Schools are likely to continue the habits they made before the pandemic: If they were quick to punish students before, that’s only been heightened, while if they had support structures in place to help keep students in the classroom, that’s continued as well.

But amid a litany of unprecedented questions, she understands that school leaders are overwhelmed and drowning in challenges.

It’s a “lack of access to good information, confusion, struggle, not willful acts of not wanting to do the right thing.
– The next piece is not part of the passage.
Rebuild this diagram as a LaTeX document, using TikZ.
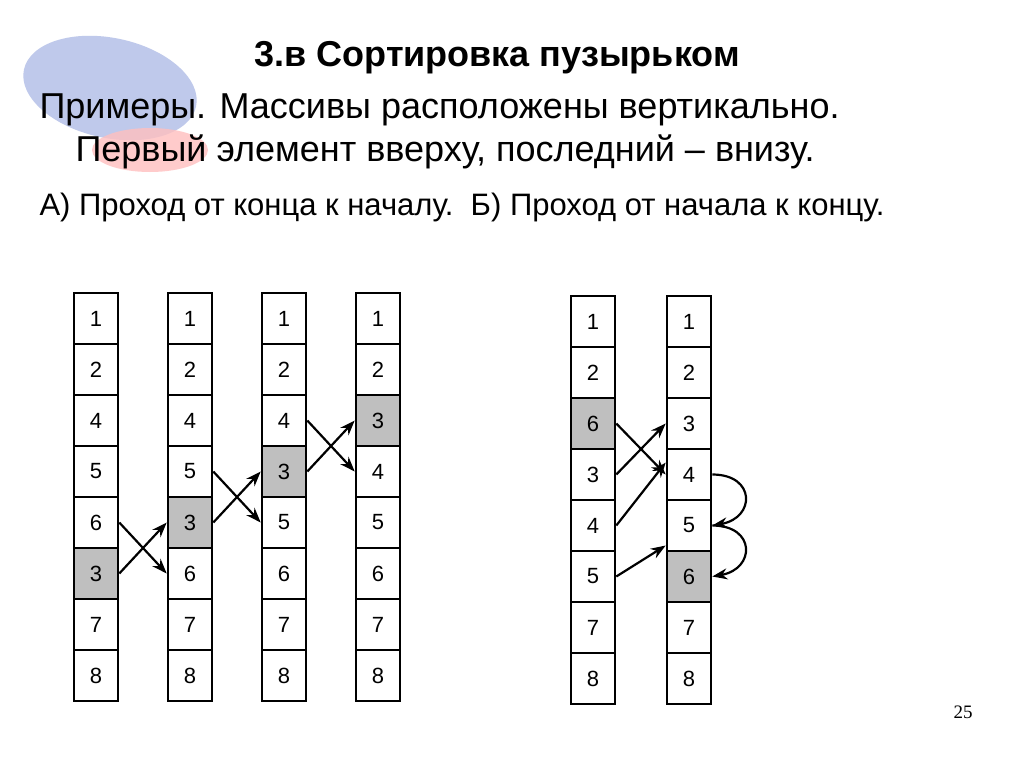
\documentclass[tikz,border=0pt]{standalone}
\usepackage{fontspec}
\setmainfont{Liberation Sans}
\newfontfamily\pagefont{Liberation Serif}
\usetikzlibrary{arrows.meta}
\tikzset{
    arrcell/.style={draw=black,line width=2.6pt,minimum width=44pt,minimum height=51pt,inner sep=0pt,font=\fontsize{22}{22}\selectfont},
    hit/.style={fill=black!25},
    swap/.style={line width=2.2pt,-{Stealth[length=15pt,width=11pt]}}
}
\begin{document}
\begin{tikzpicture}[x=1pt,y=-1pt]
    \useasboundingbox (0,0) rectangle (1024,768);
    \fill [white] (0,0) rectangle (1024,768);
    % decoration
    \fill [cyan!40!blue!25, rotate around={-12:(110,88)}] (110,88) ellipse (88 and 50);
    \fill [red!25, opacity=0.8] (150,150) ellipse (58 and 22);
    % texts
    \node (title) at (497,58) {\fontsize{36}{36}\selectfont\bfseries 3.в Сортировка пузырьком};
    \node [anchor=west] (line1) at (36,110) {\fontsize{36}{36}\selectfont Примеры. Массивы расположены вертикально.};
    \node [anchor=west] (line2) at (72,152) {\fontsize{36}{36}\selectfont Первый элемент вверху, последний -- внизу.};
    \node [anchor=west] (line3) at (36,207) {\fontsize{31}{31}\selectfont А) Проход от конца к началу.\ \ Б) Проход от начала к концу.};
    \node (page) at (963,712) {\pagefont\fontsize{19}{19}\selectfont 25};
    % variant A
    \foreach \c/\x/\vals/\s in {1/96/{1,2,4,5,6,3,7,8}/5, 2/190/{1,2,4,5,3,6,7,8}/4, 3/284/{1,2,4,3,5,6,7,8}/3, 4/378/{1,2,3,4,5,6,7,8}/2}{
        \foreach \v [count=\r from 0] in \vals {
            \ifnum\r=\s
                \node [arrcell,hit] (a\c\r) at (\x,318.5+51*\r) {\v};
            \else
                \node [arrcell] (a\c\r) at (\x,318.5+51*\r) {\v};
            \fi
        }
    }
    \draw [swap] (a14.east) -- (a25.west);
    \draw [swap] (a15.east) -- (a24.west);
    \draw [swap] (a23.east) -- (a34.west);
    \draw [swap] (a24.east) -- (a33.west);
    \draw [swap] (a32.east) -- (a43.west);
    \draw [swap] (a33.east) -- (a42.west);
    % variant B
    \foreach \c/\x/\vals/\s in {1/593/{1,2,6,3,4,5,7,8}/2, 2/689/{1,2,3,4,5,6,7,8}/5}{
        \foreach \v [count=\r from 0] in \vals {
            \ifnum\r=\s
                \node [arrcell,hit] (b\c\r) at (\x,321.5+51*\r) {\v};
            \else
                \node [arrcell] (b\c\r) at (\x,321.5+51*\r) {\v};
            \fi
        }
    }
    \draw [swap] (b12.east) -- (b23.west);
    \draw [swap] (b13.east) -- (b22.west);
    \draw [swap] (b14.east) -- ([yshift=12pt]b23.west);
    \draw [swap] (b15.east) -- ([yshift=-20pt]b24.west);
    \draw [swap] (b23.east) to [out=0,in=10,looseness=2.2] (b24.east);
    \draw [swap] (b24.east) to [out=0,in=10,looseness=2.2] (b25.east);
\end{tikzpicture}
\end{document}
And frankly if it is, it’s our job to do everything humanly possible to connect with every family and get them instructional minutes by every means necessary,” she said.

In California at least, a group of school discipline attorneys recently wrote to the governor asking him to take actions that would stop schools from expelling students during the pandemic and that all expulsion referrals from pre-coronavirus times be rescinded. However, without a groundswell of support, the effort faltered, said Oscar Lopez, interim director of the education advocacy clinic at East Bay Community Law Center.

“It would be great if during the fall period the practice of excluding students from Zoom classrooms is prohibited,” Lopez said.

The punishment Audrey faced has had a lasting impact on her view of school. She doesn’t want to sign back on in the fall. Her mother is considering home schooling her for the time being after this incident and others involving Audrey’s siblings made her lose trust in the district.

“I don’t know why they suspended me. I didn’t even know I was sending support tickets. I don’t even know what happened,” Audrey said, burying her head against her mother.